Some sequential estimation problems in logistic regression models

Let $({\bf X}\sb{i},Y\sb{i}), i = 1,2,\cdots,$ be a random sample satisfying a logistic regression model; that is, for each i, log($P(Y\sb{i}$ = $1\vert{\bf X}\sb{i})/P(Y\sb{i}$ = 0$\vert{\bf X}\sb{i})\rbrack$ = ${\bf X}\sbsp{i}{T}\beta\sb0,$ where $Y\sb{i}\in\{$0,1$\},$ ${\bf X}\sb{i}\in{\bf R}\sp{p}$ and $\beta\sb0\in{\bf R}\sp{p}$ is the unknown parameter vector of the logistic regression model. It is known that $\sqrt{n}(\\beta\sb n-\beta\sb0){\buildrel{\cal L}\over{\longrightarrow}} N(0\sb p,\Sigma\sp{-1}),$ where $\\beta\sb n$ is a MLE of $\beta\sb0$ and $\Sigma\sp{-1}$ is the Fisher information matrix. If $\Sigma$ is known then $R\sb d=\{Z\in{\bf R}\sp p:n(Z-\\beta\sb n)\sp T\Sigma(Z-\\beta\sb n)$ $\le n\lambda d\sp2\}$ defines a confidence ellipsoid for $\beta\sb0$, with maximum axis $\le 2d$ and $P(\beta\sb0\in R\sb d)\approx 1 - \alpha$ provided $n\ge a\sp2/(\lambda d\sp2),$ where $\lambda$ is the smallest eigenvalue of $\Sigma$ and a satisfies $P(\chi\sp2(p)\le a\sp2)$ = $1 - \alpha$. If $\Sigma$ is unknown then $\lambda$ usually will be unknown.

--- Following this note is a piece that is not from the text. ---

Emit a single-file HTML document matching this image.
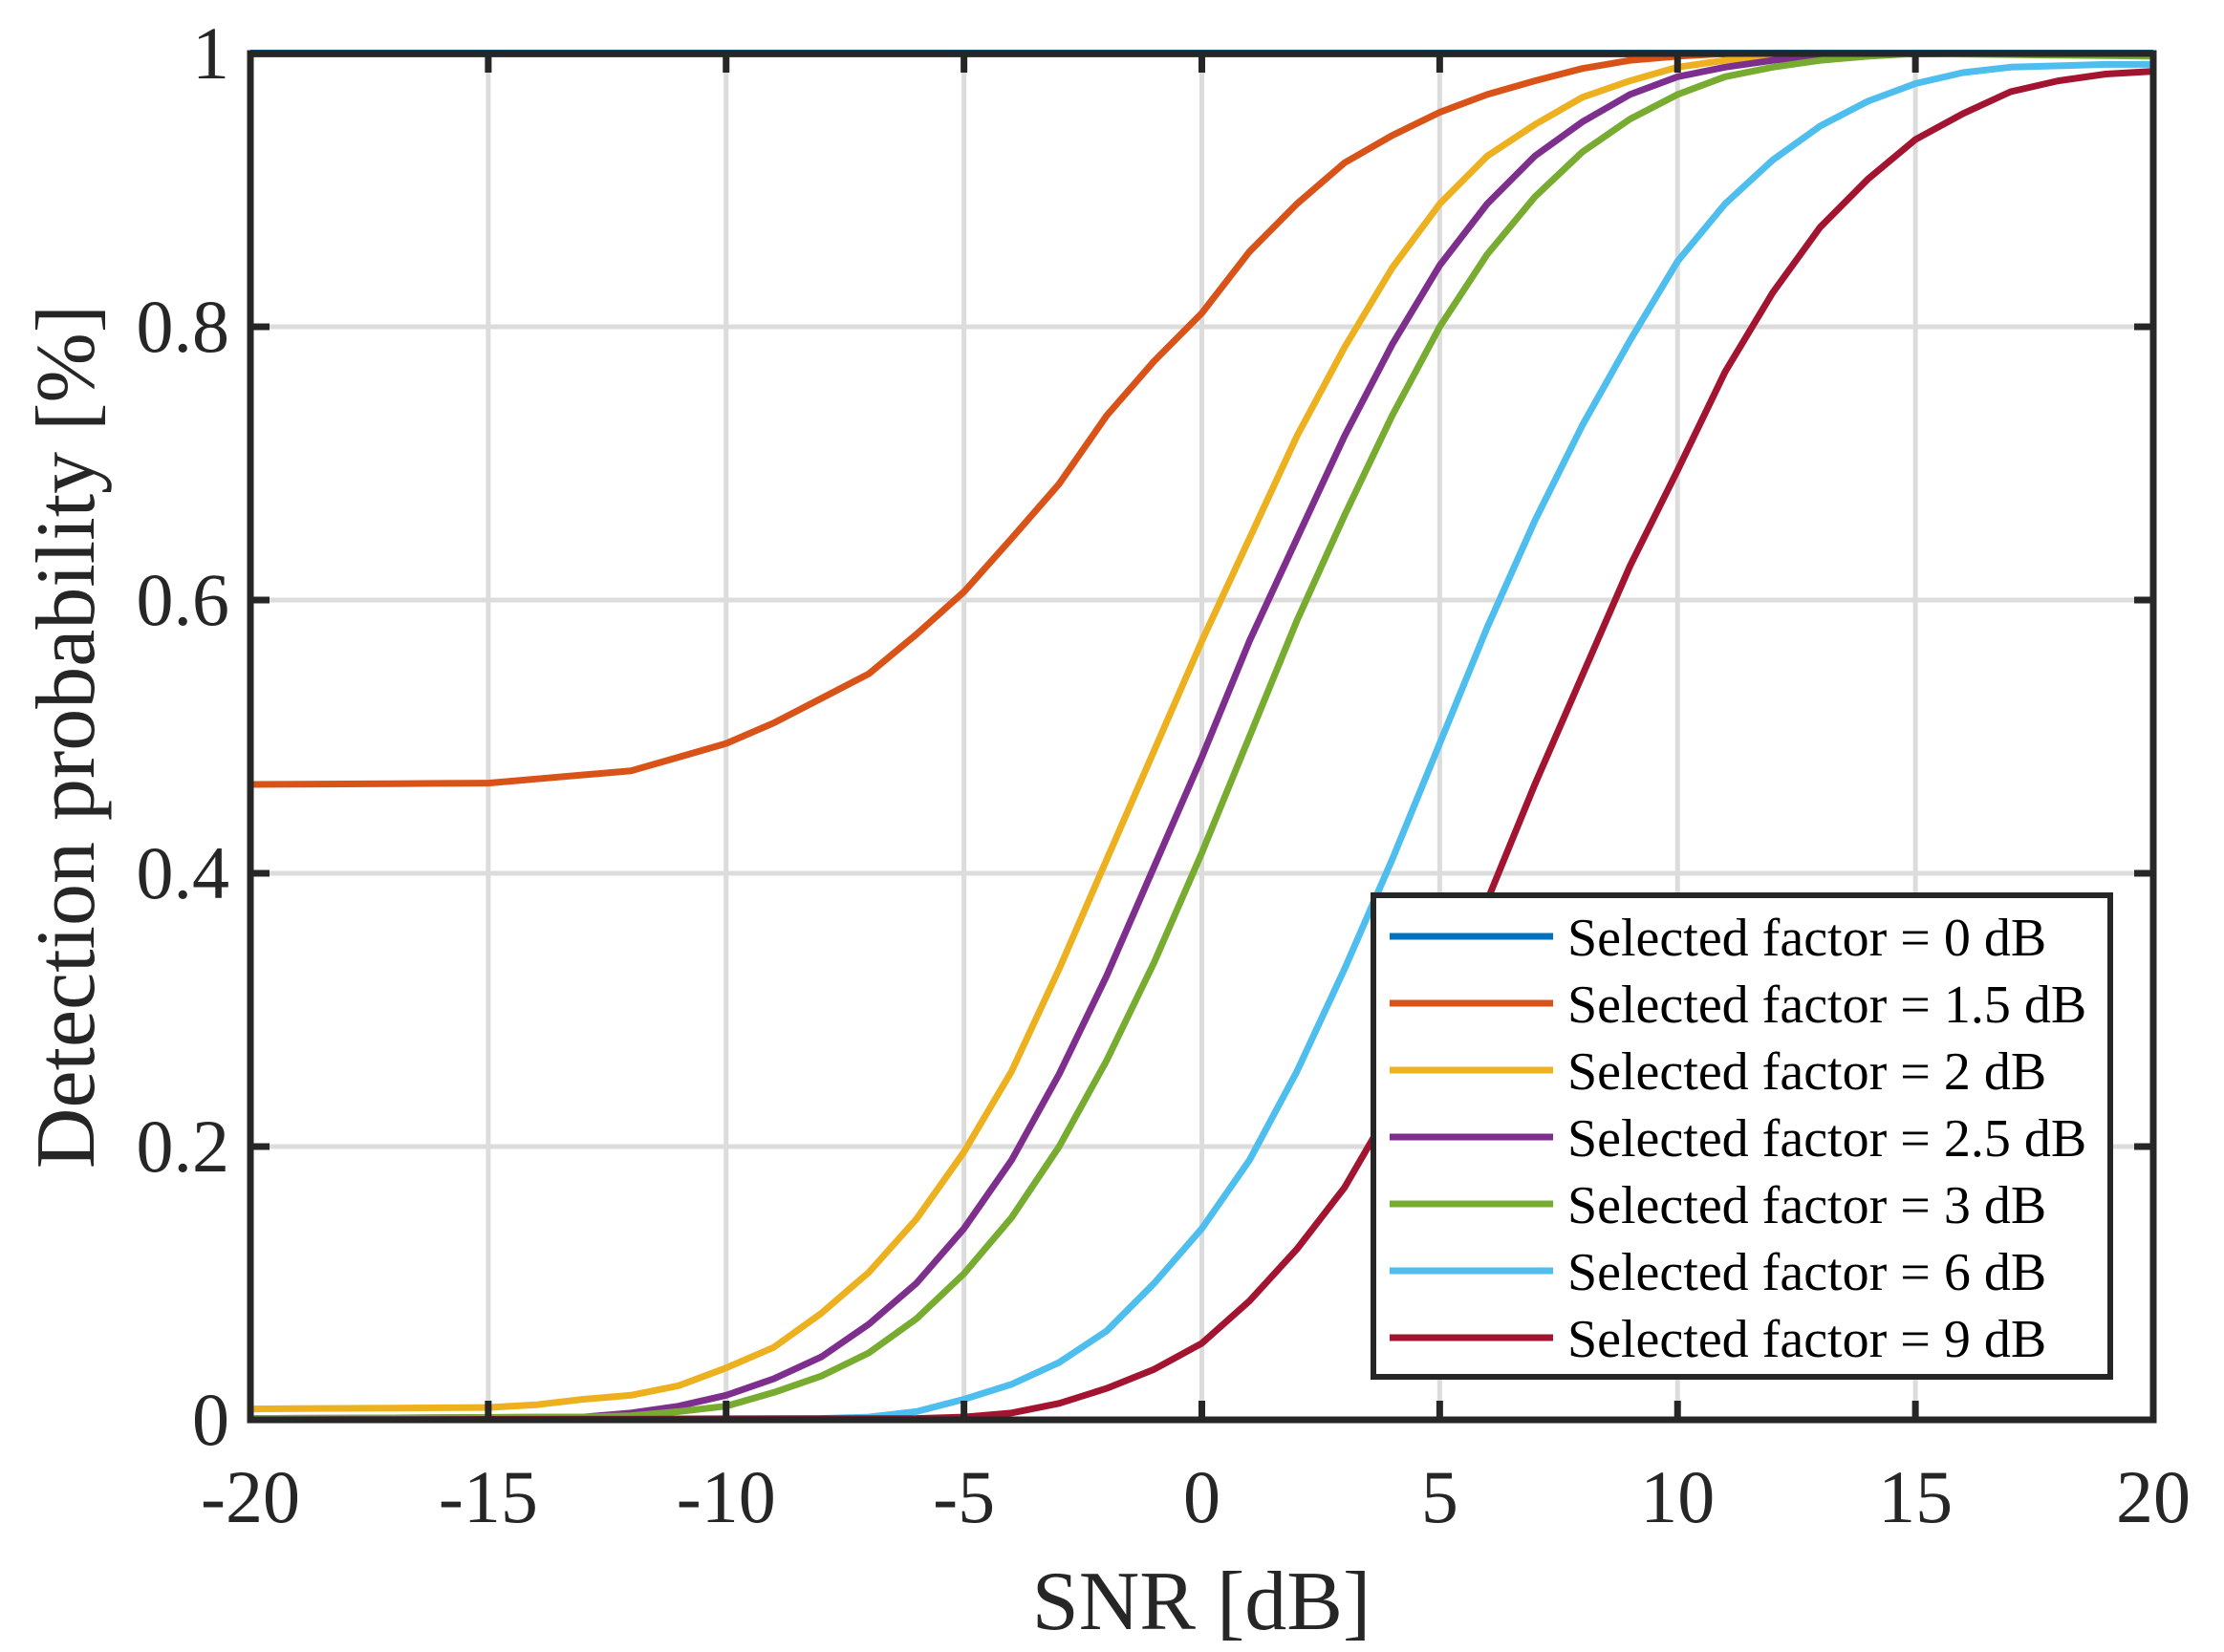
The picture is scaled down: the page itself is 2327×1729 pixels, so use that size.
<!DOCTYPE html>
<html><head><meta charset="utf-8"><style>
html,body{margin:0;padding:0;background:#fff;}
svg{display:block;font-family:"Liberation Serif",serif;}
</style></head><body>
<svg id="s" width="2327" height="1729" viewBox="0 0 2327 1729" xmlns="http://www.w3.org/2000/svg">
<rect width="2327" height="1729" fill="#fff"/>
<g id="grid" stroke="#dcdcdc" stroke-width="5"></g>
<g id="curves" fill="none" stroke-width="7" stroke-linejoin="round"></g>
<rect x="262" y="56" width="1991" height="1430" fill="none" stroke="#262626" stroke-width="7"/>
<g id="ticks" stroke="#262626" stroke-width="7"></g>
<g id="labels" fill="#262626" font-size="78"></g>
<text x="1257" y="1705" font-size="88" text-anchor="middle" fill="#262626">SNR [dB]</text>
<text transform="translate(98,771) rotate(-90)" font-size="88" text-anchor="middle" fill="#262626">Detection probability [%]</text>
<g id="legend"></g>
</svg>
<script>
var X=function(v){return 262+(v+20)*49.775;}, Y=function(v){return 1486-v*1430;};
var ns="http://www.w3.org/2000/svg";
function el(p,t,a,txt){var e=document.createElementNS(ns,t);for(var k in a)e.setAttribute(k,a[k]);if(txt!==undefined)e.textContent=txt;document.getElementById(p).appendChild(e);return e;}
for(var v=-15;v<=15;v+=5){el('grid','line',{x1:X(v),x2:X(v),y1:56,y2:1486});}
for(var i=1;i<5;i++){el('grid','line',{x1:262,x2:2253,y1:Y(i*0.2),y2:Y(i*0.2)});}
for(var v=-15;v<=15;v+=5){el('ticks','line',{x1:X(v),x2:X(v),y1:1486,y2:1466});el('ticks','line',{x1:X(v),x2:X(v),y1:56,y2:76});}
for(var i=1;i<5;i++){el('ticks','line',{x1:262,x2:282,y1:Y(i*0.2),y2:Y(i*0.2)});el('ticks','line',{x1:2253,x2:2233,y1:Y(i*0.2),y2:Y(i*0.2)});}
for(var v=-20;v<=20;v+=5){el('labels','text',{x:X(v),y:1593,'text-anchor':'middle'},String(v));}
var yl=['0','0.2','0.4','0.6','0.8','1'];
for(var i=0;i<6;i++){el('labels','text',{x:240,y:Y(i*0.2)+26,'text-anchor':'end'},yl[i]);}
function full(pts){var m={};pts.forEach(function(p){m[p[0]]=p[1];});var out=[],keys=pts.map(function(p){return p[0];});
for(var s=-20;s<=20;s++){var v;if(m[s]!==undefined)v=m[s];else{var a=null,b=null;for(var k=0;k<keys.length;k++){if(keys[k]<s)a=pts[k];if(keys[k]>s&&b===null)b=pts[k];}
if(a&&b)v=a[1]+(b[1]-a[1])*(s-a[0])/(b[0]-a[0]);else if(a)v=a[1];else v=b[1];}out.push([s,v]);}return out;}
var series=[
['#0072bd',[[-20,1],[20,1]]],
['#d95319',[[-20,0.465],[-15,0.466],[-12,0.475],[-10,0.495],[-9,0.51],[-8,0.528],[-7,0.546],[-6,0.575],[-5,0.606],[-4,0.645],[-3,0.685],[-2,0.735],[-1,0.775],[0,0.81],[1,0.855],[2,0.89],[3,0.92],[4,0.94],[5,0.957],[6,0.97],[7,0.98],[8,0.989],[9,0.995],[10,0.998],[11,1],[20,1]]],
['#edb120',[[-20,0.008],[-15,0.009],[-14,0.011],[-13,0.015],[-12,0.018],[-11,0.025],[-10,0.038],[-9,0.053],[-8,0.078],[-7,0.108],[-6,0.147],[-5,0.196],[-4,0.255],[-3,0.33],[-2,0.41],[-1,0.49],[0,0.57],[1,0.645],[2,0.72],[3,0.785],[4,0.843],[5,0.89],[6,0.925],[7,0.948],[8,0.968],[9,0.98],[10,0.99],[11,0.995],[12,0.998],[13,1],[20,1]]],
['#7e2f8e',[[-20,0.001],[-13,0.002],[-12,0.005],[-11,0.01],[-10,0.018],[-9,0.03],[-8,0.046],[-7,0.07],[-6,0.1],[-5,0.14],[-4,0.19],[-3,0.253],[-2,0.325],[-1,0.405],[0,0.485],[1,0.57],[2,0.645],[3,0.72],[4,0.787],[5,0.845],[6,0.89],[7,0.925],[8,0.95],[9,0.97],[10,0.983],[11,0.99],[12,0.995],[13,0.998],[14,1],[20,1]]],
['#77ac30',[[-20,0.001],[-13,0.002],[-12,0.003],[-11,0.006],[-10,0.01],[-9,0.02],[-8,0.032],[-7,0.049],[-6,0.074],[-5,0.107],[-4,0.148],[-3,0.2],[-2,0.263],[-1,0.335],[0,0.415],[1,0.5],[2,0.585],[3,0.662],[4,0.735],[5,0.8],[6,0.853],[7,0.895],[8,0.928],[9,0.952],[10,0.97],[11,0.983],[12,0.99],[13,0.995],[14,0.998],[15,1],[20,0.998]]],
['#4dbeee',[[-20,0],[-8,0.001],[-7,0.002],[-6,0.006],[-5,0.015],[-4,0.026],[-3,0.042],[-2,0.065],[-1,0.1],[0,0.14],[1,0.19],[2,0.255],[3,0.33],[4,0.41],[5,0.495],[6,0.58],[7,0.658],[8,0.728],[9,0.79],[10,0.848],[11,0.89],[12,0.922],[13,0.947],[14,0.965],[15,0.978],[16,0.986],[17,0.99],[18,0.991],[19,0.992],[20,0.992]]],
['#a2142f',[[-20,0],[-6,0.001],[-5,0.002],[-4,0.005],[-3,0.012],[-2,0.023],[-1,0.037],[0,0.056],[1,0.087],[2,0.125],[3,0.17],[4,0.23],[5,0.3],[6,0.38],[7,0.465],[8,0.545],[9,0.625],[10,0.695],[11,0.767],[12,0.825],[13,0.873],[14,0.908],[15,0.937],[16,0.956],[17,0.972],[18,0.98],[19,0.985],[20,0.987]]]
];
series.forEach(function(s,i){var pts=i==0?s[1]:full(s[1]);el('curves','polyline',{stroke:s[0],'stroke-width':i==0?8:7,points:pts.map(function(p){return X(p[0]).toFixed(1)+','+Y(p[1]).toFixed(1);}).join(' ')});});
el('legend','rect',{x:1437,y:937,width:771,height:504,fill:'#fff',stroke:'#262626','stroke-width':6});
var names=['0','1.5','2','2.5','3','6','9'];
for(var i=0;i<7;i++){var y=980+i*70;el('legend','line',{x1:1454,x2:1625,y1:y,y2:y,stroke:series[i][0],'stroke-width':7});
el('legend','text',{x:1640,y:y+20,'font-size':56,fill:'#000'},'Selected factor = '+names[i]+' dB');}
</script>
</body></html>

Hence, there is no fixed sample size that can be used to construct a confidence ellipsoid with prescribed accuracy and confidence level. In this work, a sequential procedure is proposed to overcome this difficulty. The procedure is shown to be asymptotically consistent and efficient. That is to say, as d approaches 0 the coverage probability converges to the required confidence level and the ratio of the expected sample size to the unknown best fixed sample size converges to 1. Similar asymptotic properties for fixed proportional accuracy problems and for two stage procedures have also been obtained.